A second meaning that is used in academia and was adopted in large corporations is focused on the recycling of knowledge via Knowledge management, Intellectual capital is used in the context of assessing the wealth of organizations. A metric for the value of intellectual capital is the amount by which the enterprise value of a firm exceeds the value of its tangible (physical and financial) assets. Directly visible on corporate books is capital embodied in its physical assets and financial capital; however all three make up the value of an enterprise. Measuring the real value and the total performance of intellectual capital's components is a critical part of running a company in the knowledge economy and Information Age. Understanding the intellectual capital in an enterprise allows leveraging of its intellectual assets. For a corporation, the result will optimize its stock price.

The IFRS (International Financial Reporting Standards) committee developed the International Accounting System 38 with the purpose of prescribing the accounting treatment for intangible assets. IAS 38.8 defines an intangible asset as an identifiable non-monetary asset without physical substance. An asset is a resource that is controlled by the entity as the result of past events (for example purchase or self-creation) and from which future economic benefits (inflows of cash or other benefits) are expected.
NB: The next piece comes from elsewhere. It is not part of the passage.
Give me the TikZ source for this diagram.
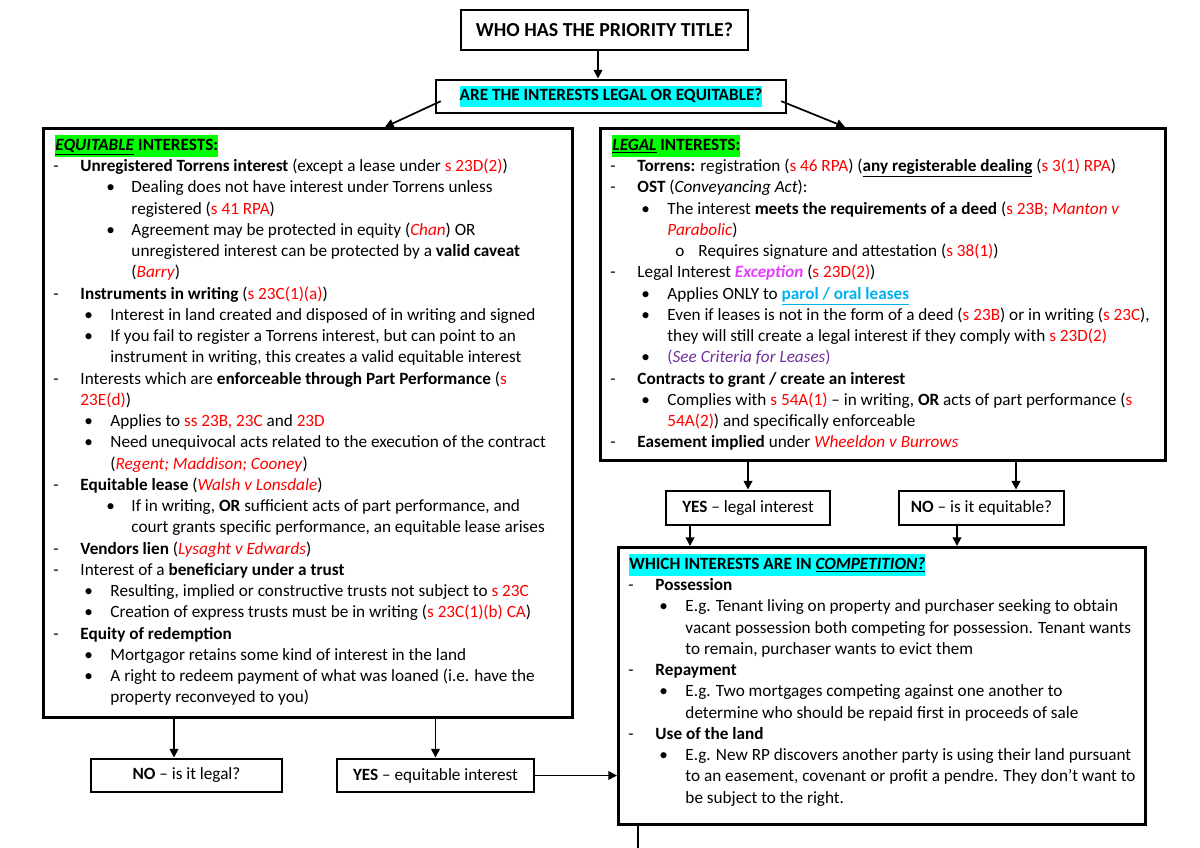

Intellectual capital is normally classified as follows:

For a business, translating the potential of its intellectual capital is crucial. Works that focus on the subset, namely the patents, copyrights, and trade secrets ignore the benefits of their use with the business. The term "intellectual capital" is not yet common; other terms include "intangible assets". While corporate reports often stress the value and the know-how of its staff, this crucial asset cannot be considered property. A term "Workforce-in-place" can be used as a category when companies with their staff are purchased. Without that category, most of the excess purchase price over the tangible book value would just appear as goodwill. In order to profit from intellectual capital, knowledge management has become a task for management. Often, intellectual capital, or at least rights to it, are moved off-shore for exploitation, which entails risks that are hard to value. The transfer of rights to intellectual capital to offshore subsidiaries is a major enabler of corporate tax avoidance.